Utilization for drilling rigs regionally fell to 36% at year-end 2015, and drilling contractors’ mindsets are acquiescing to the potential reality that the market for land drilling rigs might not improve meaningfully in 2016. Average rig rates dropped $1,000 per day in just 90 days at year-end 2015 to $16,000 for the benchmark 1,500-hp AC-VFD Tier I drilling unit. Hart Energy surveyors found some contractors quoting spot market rates of $15,000 but finding few takers. Many Permian oil and gas operators are not willing to drill at the moment, regardless of pricing. Work, when available, is on a well-to-well basis, though there are a few contracts remaining with terms that run a few months.

Similarly, there is little rest for weary well stimulation service providers in the Permian Basin. The outlook among well stimulation service providers was mixed at year-end 2015, according to those participating in the Hart Energy field service surveys, with half of respondents expecting little increase in demand during first-quarter 2016 while the other half expects demand for well stimulation services to fall further. The main culprit in sentiment erosion is the continuing and unexpected drop in commodity prices. Some well stimulation providers indicate the current climate will hasten issues of survival for cash-strapped regional pressure pumpers.

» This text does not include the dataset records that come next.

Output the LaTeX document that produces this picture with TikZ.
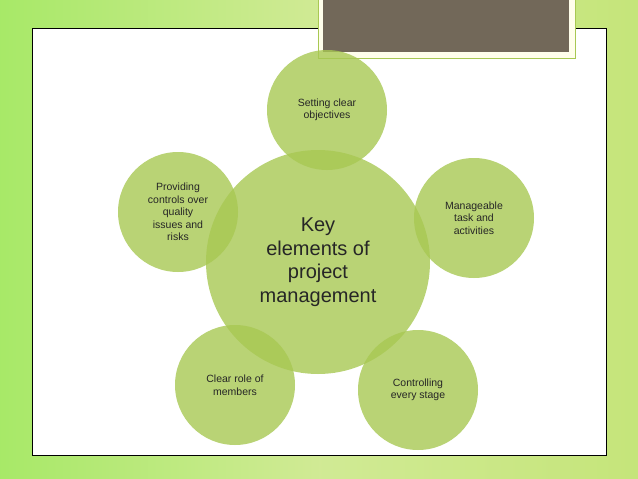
\documentclass[tikz,border=0pt]{standalone}
\usepackage{fontspec}
\setmainfont{Liberation Sans}
\definecolor{bubg}{HTML}{A8C853}
\definecolor{bgg}{HTML}{C5E57A}
\definecolor{slate}{HTML}{726859}
\begin{document}
\begin{tikzpicture}[x=1pt,y=-1pt,
  bub/.style={circle,fill=bubg,fill opacity=0.8,text opacity=1,minimum size=120pt,inner sep=0pt,align=center,font=\fontsize{10.5}{12.5}\selectfont,text=black!85},
  big/.style={bub,minimum size=224pt,font=\fontsize{20}{23.5}\selectfont}]
\useasboundingbox (0,0) rectangle (638,479);
\shade[left color=bgg!85!green, right color=bgg, middle color=bgg!80!white] (0,0) rectangle (638,479);
\draw[fill=white,line width=0.8pt] (32,28) rectangle (606,455);
\draw[draw=bubg,fill=white!92!yellow] (318,-2) rectangle (575,58);
\fill[slate] (323,-2) rectangle (569,52);
\node[big] (c) at (318,262) {Key\\elements of\\project\\management};
\node[bub] (t) at (327,110) {Setting clear\\objectives};
\node[bub] (r) at (474,218) {Manageable\\task and\\activities};
\node[bub] (br) at (418,390) {Controlling\\every stage};
\node[bub] (bl) at (235,385) {Clear role of\\members};
\node[bub] (l) at (178,212) {Providing\\controls over\\quality\\issues and\\risks};
\end{tikzpicture}
\end{document}
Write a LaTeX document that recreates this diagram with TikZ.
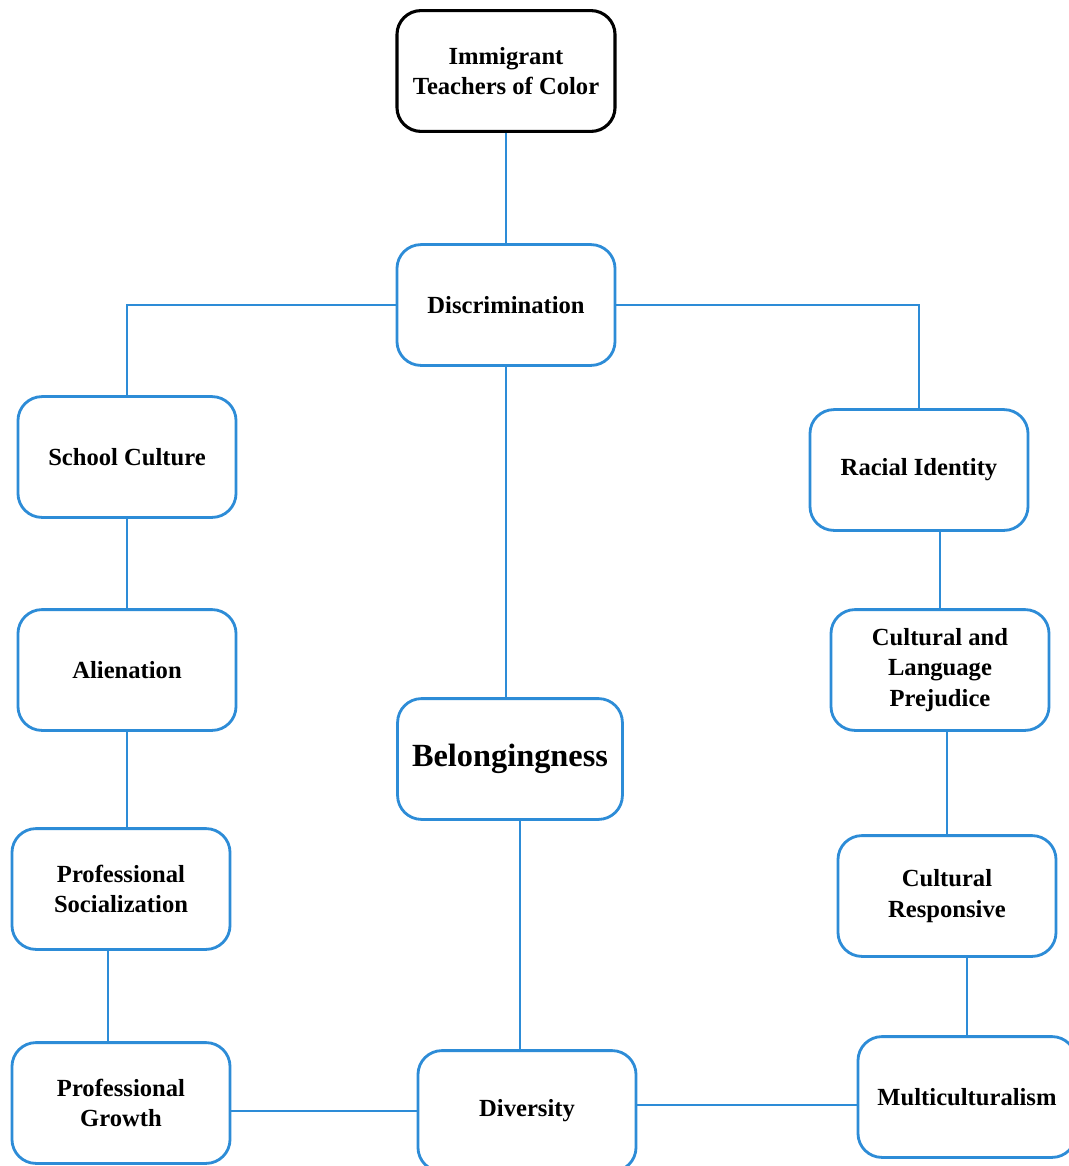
\documentclass[tikz,border=0pt]{standalone}
\usepackage{fontspec}
\setmainfont{Liberation Serif}
\usepackage{tikz}
\usetikzlibrary{positioning}
\definecolor{mapblue}{RGB}{45,140,215}

\tikzset{
    topic/.style={draw=mapblue, line width=2pt, rounded corners=0.6cm, fill=white,
        minimum width=5.45cm, minimum height=3.02cm, align=center,
        font=\fontsize{17.5}{21.5}\selectfont\bfseries},
    rootbox/.style={topic, draw=black, line width=2.2pt},
    link/.style={draw=mapblue, line width=1.8pt}
}

\begin{document}
\begin{tikzpicture}[x=0.025cm, y=-0.025cm]
    \useasboundingbox (0,0) rectangle (1068,1166);

    % Root and middle column
    \node[rootbox] (root) at (506,71) {Immigrant\\Teachers of Color};
    \node[topic] (disc) at (506,305) {Discrimination};
    \node[topic, minimum width=5.62cm, font=\fontsize{23}{27}\selectfont\bfseries] (belong) at (510,759) {Belongingness};
    \node[topic] (divers) at (527,1111) {Diversity};

    % Left column
    \node[topic] (school) at (127,457) {School Culture};
    \node[topic] (alien) at (127,670) {Alienation};
    \node[topic] (profsoc) at (121,889) {Professional\\Socialization};
    \node[topic] (growth) at (121,1103) {Professional\\Growth};

    % Right column
    \node[topic] (racial) at (919,470) {Racial Identity};
    \node[topic] (prejud) at (940,670) {Cultural and\\Language\\Prejudice};
    \node[topic] (respons) at (947,896) {Cultural\\Responsive};
    \node[topic] (multi) at (967,1097) {Multiculturalism};

    % Connectors
    \draw[link] (root) -- (disc);
    \draw[link] (disc.west) -| (school.north);
    \draw[link] (disc.east) -| (racial.north);
    \draw[link] (disc.south) -- (disc.south |- belong.north);

    \draw[link] (school) -- (alien);
    \draw[link] (alien.south) -- (alien.south |- profsoc.north);
    \draw[link] ([xshift=-0.32cm]profsoc.south) -- ([xshift=-0.32cm]growth.north);
    \draw[link] (divers.west -| growth.east) -- (divers.west);

    \draw[link] ([xshift=0.25cm]belong.south) -- ([xshift=0.25cm]belong.south |- divers.north);
    \draw[link] ([yshift=0.15cm]divers.east) -- ([yshift=0.15cm]divers.east -| multi.west);

    \draw[link] (prejud.north |- racial.south) -- (prejud.north);
    \draw[link] (respons.north |- prejud.south) -- (respons.north);
    \draw[link] (multi.north |- respons.south) -- (multi.north);
\end{tikzpicture}
\end{document}
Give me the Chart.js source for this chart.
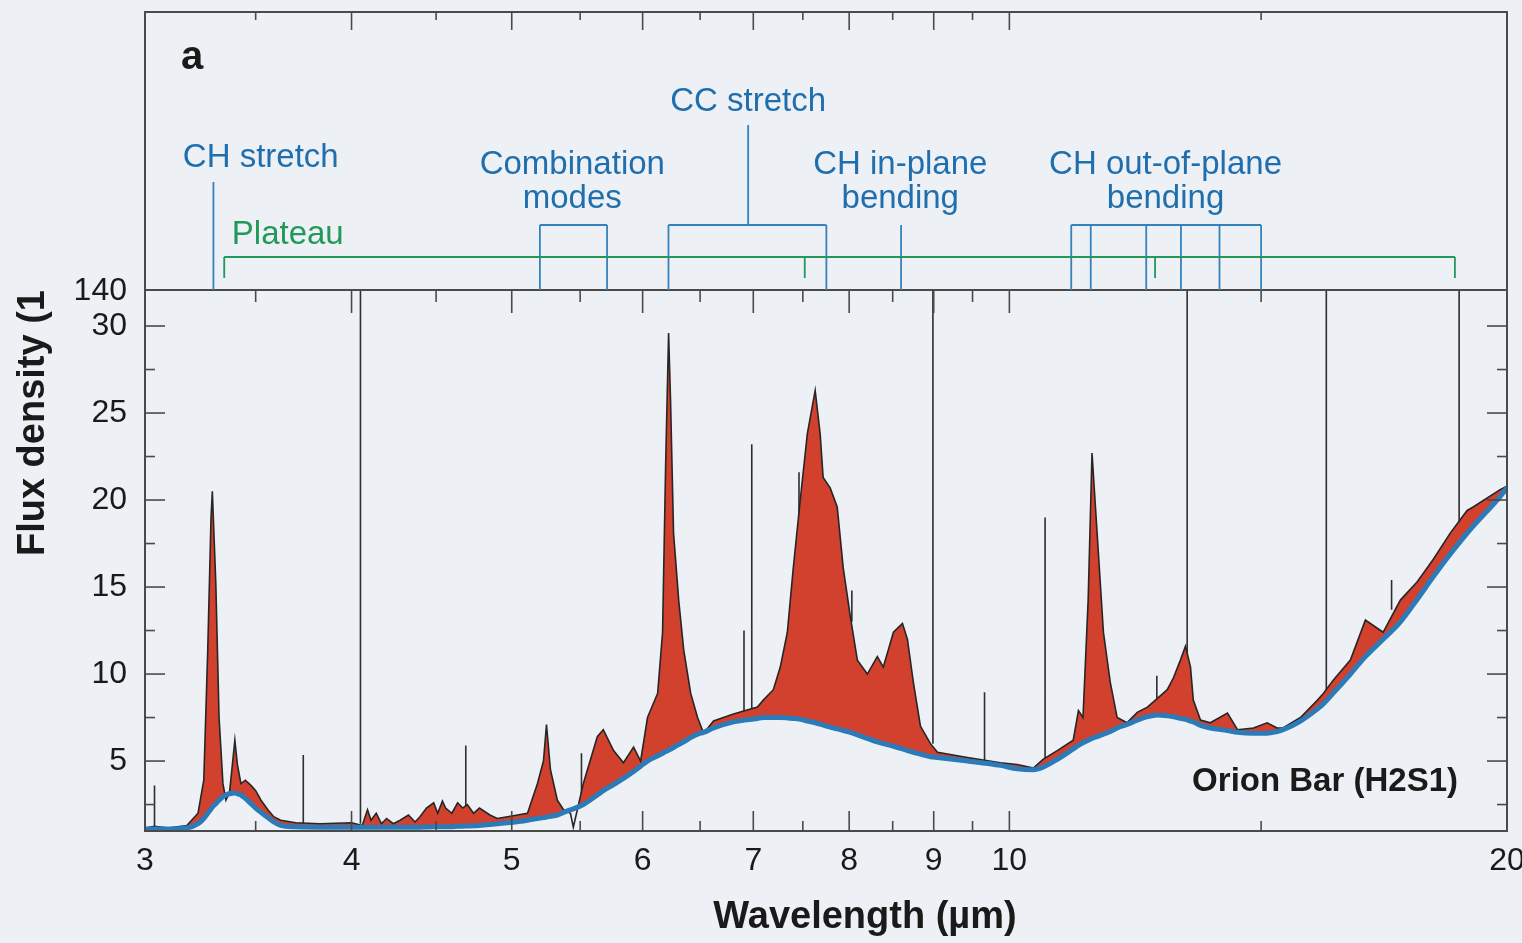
<!DOCTYPE html>
<html>
<head>
<meta charset="utf-8">
<script src="https://cdn.jsdelivr.net/npm/chart.js@4.4.1/dist/chart.umd.min.js"></script>
<style>
html,body{margin:0;padding:0;background:#edf0f4;}
canvas{display:block;}
</style>
</head>
<body>
<canvas id="c" width="1522" height="943"></canvas>
<script>
// ---------- DATA ----------
const wavelength = [
  3.00,3.04,3.10,3.18,3.23,3.256,3.274,3.289,3.295,3.311,3.326,3.344,3.358,3.375,3.40,3.412,3.429,3.45,3.477,3.50,
  3.526,3.56,3.589,3.624,3.70,3.83,
  4.00,4.06,4.09,4.11,4.14,4.17,4.20,4.24,4.28,4.33,4.37,4.40,4.44,4.485,4.51,4.54,4.56,4.60,4.637,4.67,4.70,4.741,4.78,4.85,4.90,4.971,
  5.111,5.182,
  5.226,5.248,5.277,5.328,5.374,5.426,5.448,5.524,5.633,5.68,5.762,5.842,5.925,5.983,6.041,6.127,6.169,6.195,6.221,6.238,
  6.264,6.309,6.353,6.415,6.477,6.532,6.623,6.81,7.04,7.098,7.198,7.268,7.34,7.401,7.473,7.547,7.63,7.683,7.715,7.791,
  7.868,7.934,8.013,8.092,8.205,8.32,8.39,8.509,8.616,8.676,8.749,8.835,8.959,9.047,9.433,9.875,10.11,10.34,10.48,10.69,
  10.93,11.01,11.08,11.16,11.22,11.30,11.40,11.51,11.62,11.78,11.95,12.12,12.29,12.46,12.57,12.69,12.78,12.87,12.92,13.05,
  13.23,13.55,13.74,14.05,14.32,14.52,14.64,15.00,15.36,15.49,15.70,16.08,16.42,16.83,17.24,17.65,18.05,18.48,18.92,19.08,
  19.81,20.00
];
const flux = [
  1.15,1.25,1.15,1.30,2.00,3.90,11.4,19.0,20.5,15.2,7.5,3.7,2.75,3.2,6.2,4.8,3.7,3.9,3.6,3.3,
  2.75,2.2,1.8,1.6,1.45,1.40,
  1.45,1.30,2.2,1.6,2.0,1.4,1.7,1.4,1.6,1.9,1.5,1.8,2.3,2.6,2.0,2.7,2.3,2.0,2.6,2.3,2.5,2.0,2.3,1.9,1.7,1.8,
  2.0,3.7,
  5.0,7.1,4.5,2.75,2.2,2.0,1.2,3.7,6.4,6.8,5.6,4.9,5.8,5.0,7.5,8.9,12.4,21.9,29.6,25.7,
  18.1,14.25,11.4,8.9,7.5,6.6,7.3,7.7,8.1,8.5,9.1,10.4,12.4,16.1,20.0,23.8,26.3,23.8,21.3,20.7,
  19.6,16.1,13.3,10.8,10.0,11.0,10.4,12.4,12.9,12.0,9.5,7.0,6.0,5.5,5.2,4.9,4.8,4.6,5.1,5.6,
  6.2,7.9,7.5,14.25,22.7,18.1,12.4,9.5,7.5,7.2,7.8,8.1,8.6,9.1,9.8,10.8,11.6,10.4,8.5,7.36,
  7.2,7.76,6.8,6.9,7.2,6.9,6.9,7.5,8.5,8.9,9.65,10.8,13.1,12.4,14.25,15.3,16.6,18.1,19.4,19.6,
  20.6,20.8
];
const continuum = [
  1.10,1.10,1.10,1.15,1.40,1.70,2.00,2.25,2.35,2.55,2.75,2.95,3.05,3.12,3.16,3.12,3.05,2.85,2.55,2.30,
  2.05,1.75,1.50,1.30,1.22,1.20,
  1.20,1.20,1.20,1.20,1.20,1.20,1.20,1.20,1.20,1.20,1.20,1.20,1.21,1.22,1.22,1.22,1.22,1.23,1.25,1.26,1.27,1.28,1.30,1.35,1.39,1.45,
  1.60,1.70,
  1.75,1.78,1.82,1.90,2.05,2.20,2.25,2.50,3.05,3.30,3.65,4.00,4.40,4.70,5.00,5.30,5.45,5.55,5.62,5.68,
  5.78,5.95,6.10,6.35,6.55,6.65,6.90,7.25,7.45,7.50,7.50,7.50,7.48,7.45,7.40,7.30,7.20,7.12,7.07,6.95,
  6.85,6.75,6.65,6.50,6.30,6.10,6.00,5.85,5.70,5.60,5.50,5.40,5.25,5.20,5.00,4.75,4.55,4.50,4.65,5.10,
  5.70,5.90,6.05,6.20,6.30,6.40,6.55,6.70,6.90,7.10,7.35,7.55,7.65,7.60,7.55,7.45,7.40,7.30,7.25,7.05,
  6.90,6.75,6.65,6.60,6.60,6.70,6.80,7.30,8.00,8.30,8.90,10.0,11.0,12.0,13.0,14.3,15.6,16.9,18.1,18.5,
  20.2,20.7
];
// narrow emission lines (wavelength, peak flux, flux at line foot)
const lineWavelength = [3.04, 3.74, 4.05, 4.69, 5.51, 6.91, 6.985, 7.46, 8.03, 8.99, 9.66, 10.51, 12.28, 12.81, 15.55, 17.03, 18.71];
const linePeak       = [3.6,  5.35, 60,   5.9,  5.45, 12.5, 23.2,  21.6, 14.8, 60,   8.96, 19.0,  9.9,   60,    60,    15.4,  60];
const lineBase       = [1.2,  1.4,  1.4,  2.3,  2.9,  7.6,  7.9,   19.0, 13.0, 6.0,  5.0,  5.0,   8.6,   11.0,  9.0,   13.7,  18.6];

// axis ticks
const xTickLabels = [3, 4, 5, 6, 7, 8, 9, 10, 20];
const xMajorTicks = [4, 5, 6, 7, 8, 9, 10];
const xMinorTicks = [3.5, 4.5, 5.5, 6.5, 7.5, 8.5, 9.5, 14.2];
const yTickLabels = [5, 10, 15, 20, 25, 30];
const yMinorTicks = [2.5, 7.5, 12.5, 17.5, 22.5, 27.5];
const xTitle = 'Wavelength (µm)';
const yTitle = 'Flux density (1';

// band annotations (wavelengths in µm)
const chStretchWl = [3.30];
const combinationWl = [5.20, 5.71];
const ccStretchWl = [6.22, 7.75];
const ccStemWl = [6.95];
const chInPlaneWl = [8.60];
const chOutOfPlaneWl = [10.9, 11.2, 12.1, 12.7, 13.4, 14.2];
const plateauWl = [3.35, 7.52, 12.25, 18.6];
const bandNames = [['CH stretch'], ['Combination', 'modes'], ['CC stretch'], ['CH in-plane', 'bending'], ['CH out-of-plane', 'bending']];
const bandLabelWl = [3.525, 5.44, 6.95, 8.59, 12.43];
const plateauName = 'Plateau';
const plateauLabelWl = 3.66;

// ---------- DRAWING ----------
const FONT = '"Liberation Sans", Arial, Helvetica, sans-serif';
const INK = '#1a1a1a';
const AXIS = '#4a4a4a';
const BLUE_TXT = '#1f6fae';
const BLUE_LN = '#3482bd';
const GREEN = '#22985a';

const lineData = [];
lineWavelength.forEach((w, i) => {
  lineData.push({x: w, y: lineBase[i]}, {x: w, y: linePeak[i]}, {x: w, y: null});
});

const bgPlugin = {
  id: 'bg',
  beforeDraw(chart) {
    const ctx = chart.ctx;
    ctx.save();
    ctx.fillStyle = '#edf0f4';
    ctx.fillRect(0, 0, chart.width, chart.height);
    ctx.restore();
  }
};

const panelPlugin = {
  id: 'panel',
  afterDraw(chart) {
    const {ctx, chartArea: a, scales} = chart;
    const xs = scales.x, ys = scales.y;
    const X = v => xs.getPixelForValue(v);
    const topY = 12;
    ctx.save();
    // frames
    ctx.strokeStyle = AXIS;
    ctx.lineWidth = 2;
    ctx.strokeRect(a.left, topY, a.right - a.left, a.bottom - topY);
    ctx.beginPath(); ctx.moveTo(a.left, a.top); ctx.lineTo(a.right, a.top); ctx.stroke();

    // inward ticks
    ctx.lineWidth = 1.6;
    const seg = (x1, y1, x2, y2) => { ctx.beginPath(); ctx.moveTo(x1, y1); ctx.lineTo(x2, y2); ctx.stroke(); };
    xMajorTicks.forEach(v => { const p = X(v); seg(p, a.bottom, p, a.bottom - 20); seg(p, a.top, p, a.top + 23); seg(p, topY, p, topY + 18); });
    xMinorTicks.forEach(v => { const p = X(v); seg(p, a.bottom, p, a.bottom - 10); seg(p, a.top, p, a.top + 12); seg(p, topY, p, topY + 8); });
    yTickLabels.forEach(v => { const p = ys.getPixelForValue(v); seg(a.left, p, a.left + 20, p); seg(a.right, p, a.right - 20, p); });
    yMinorTicks.forEach(v => { const p = ys.getPixelForValue(v); seg(a.left, p, a.left + 10, p); seg(a.right, p, a.right - 10, p); });

    // annotation lines (blue)
    ctx.strokeStyle = BLUE_LN;
    ctx.lineWidth = 1.8;
    const boxTop = 225;
    seg(X(chStretchWl[0]), 182, X(chStretchWl[0]), a.top);
    // combination modes box
    seg(X(combinationWl[0]), a.top, X(combinationWl[0]), boxTop);
    seg(X(combinationWl[0]), boxTop, X(combinationWl[1]), boxTop);
    seg(X(combinationWl[1]), boxTop, X(combinationWl[1]), a.top);
    // CC stretch box + stem
    seg(X(ccStretchWl[0]), a.top, X(ccStretchWl[0]), boxTop);
    seg(X(ccStretchWl[0]), boxTop, X(ccStretchWl[1]), boxTop);
    seg(X(ccStretchWl[1]), boxTop, X(ccStretchWl[1]), a.top);
    seg(X(ccStemWl[0]), boxTop, X(ccStemWl[0]), 125);
    // CH in-plane
    seg(X(chInPlaneWl[0]), boxTop, X(chInPlaneWl[0]), a.top);
    // CH out-of-plane
    seg(X(chOutOfPlaneWl[0]), boxTop, X(chOutOfPlaneWl[chOutOfPlaneWl.length - 1]), boxTop);
    chOutOfPlaneWl.forEach(w => seg(X(w), boxTop, X(w), a.top));

    // plateau (green)
    ctx.strokeStyle = GREEN;
    const platY = 257;
    seg(X(plateauWl[0]), platY, X(plateauWl[plateauWl.length - 1]), platY);
    plateauWl.forEach(w => seg(X(w), platY, X(w), 278));

    // texts
    ctx.textAlign = 'center';
    ctx.textBaseline = 'middle';
    ctx.font = '33px ' + FONT;
    ctx.fillStyle = BLUE_TXT;
    const rows = [[158], [165, 199], [102], [165, 199], [165, 199]];
    bandNames.forEach((lines, i) => {
      lines.forEach((t, j) => ctx.fillText(t, X(bandLabelWl[i]), rows[i][j]));
    });
    ctx.fillStyle = GREEN;
    ctx.fillText(plateauName, X(plateauLabelWl), 235);

    ctx.fillStyle = INK;
    ctx.font = 'bold 40px ' + FONT;
    ctx.fillText('a', 192, 58);
    // x-axis title (placed as in the figure, right of the plot centre)
    ctx.font = 'bold 38px ' + FONT;
    ctx.fillText(xTitle, 865, 918);
    ctx.textAlign = 'right';
    ctx.font = '32px ' + FONT;
    ctx.fillText('140', 127, 291);
    ctx.font = 'bold 33px ' + FONT;
    ctx.fillText('Orion Bar (H2S1)', 1458, 782);
    ctx.restore();
  }
};

new Chart(document.getElementById('c'), {
  type: 'line',
  data: {
    datasets: [
      {
        label: 'Continuum',
        data: wavelength.map((w, i) => ({x: w, y: continuum[i]})),
        borderColor: '#2b7bb8',
        borderWidth: 5,
        pointRadius: 0,
        cubicInterpolationMode: 'monotone',
        fill: false
      },
      {
        label: 'Spectrum',
        data: wavelength.map((w, i) => ({x: w, y: flux[i]})),
        borderColor: '#262626',
        borderWidth: 1.6,
        pointRadius: 0,
        tension: 0,
        fill: {target: 0, above: '#d2402e', below: 'rgba(0,0,0,0)'}
      },
      {
        label: 'Lines',
        data: lineData,
        borderColor: '#2e2e2e',
        borderWidth: 1.6,
        pointRadius: 0,
        tension: 0,
        spanGaps: false,
        fill: false
      }
    ]
  },
  options: {
    responsive: false,
    animation: false,
    devicePixelRatio: 1,
    layout: {padding: {top: 290, right: 15, left: 0, bottom: 0}},
    plugins: {legend: {display: false}, tooltip: {enabled: false}},
    scales: {
      x: {
        type: 'logarithmic',
        position: 'bottom',
        min: 3,
        max: 20,
        afterBuildTicks: s => { s.ticks = xTickLabels.map(v => ({value: v})); },
        afterFit: s => { s.height = 112; s.paddingLeft = 0; s.paddingRight = 0; },
        grid: {display: false, drawTicks: false},
        border: {display: true, color: AXIS, width: 2},
        ticks: {autoSkip: false, maxRotation: 0, minRotation: 0, padding: 11, color: INK,
                font: {size: 32, family: FONT}, callback: v => String(v)},
        title: {display: false, text: xTitle}
      },
      y: {
        type: 'linear',
        min: 0.98,
        max: 32.07,
        afterBuildTicks: s => { s.ticks = yTickLabels.map(v => ({value: v})); },
        afterFit: s => { s.width = 145; s.paddingTop = 0; s.paddingBottom = 0; },
        grid: {display: false, drawTicks: false},
        border: {display: true, color: AXIS, width: 2},
        ticks: {padding: 18, color: INK, font: {size: 32, family: FONT}},
        title: {display: true, text: yTitle, align: 'end', color: INK,
                font: {size: 38, weight: 'bold', family: FONT}, padding: {top: 11, bottom: 0}}
      }
    }
  },
  plugins: [bgPlugin, panelPlugin]
});
</script>
</body>
</html>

The job mix in fourth-quarter 2016 finds a few operators shifting back to vertical wells to keep costs down and cope with the low-price environment. The average price per stage has fallen to $34,000, although average Permian Basin pricing incorporates lower cost work for vertical wells. Operators are drilling fewer wells and completing those one well at a time while pressuring service providers for additional cost cuts. The evidence is found in the fact that zipper fracks, as a percentage of all completions, fell to 42% of wells among those surveyed at year-end 2015, down from 56% of completions at the end of third-quarter 2015. Zipper fracks are a proxy for batch completions, and this suggests the backlog of drilled but uncompleted wells continues to rise in the Permian.

Operators have settled on “tried and true” practices for downhole completions, which entails slickwater fracks, stage spacing of 76 m (250 ft) and plug-and-perf methodology. Proppant use remains high at 7.9 million pounds per lateral on average, down incrementally from the 9 million pound average at the end of third-quarter 2015 but likely reflecting interview sampling weighted to the Midland Basin. That switch in interview sampling also revealed a growing component of vertical wells, which represent 26% of wells drilled among survey respondents vs. the 74% that employ enhanced completion technology.

Well stimulation service providers pointed to experimental work on Permian Basin refracks, with operators trying different mechanical approaches. However, refrack marketshare is still low.

Sentiment among Permian Basin workover contractors reflects that of their colleagues on the drilling side. Survey participants see demand for workover services getting weaker in first-half 2016. Operators are reducing spending to adjust to a cash flow neutral world, with more spending cuts coming in first-half 2016. Routine maintenance accounted for more than 70% of job mix at year-end 2015 compared to 60% in third-quarter 2015. Meanwhile, a price war has broken out for the shrinking workover pie between the larger public and smaller privately held well service providers.

Contractors intend to stay lean until 2017.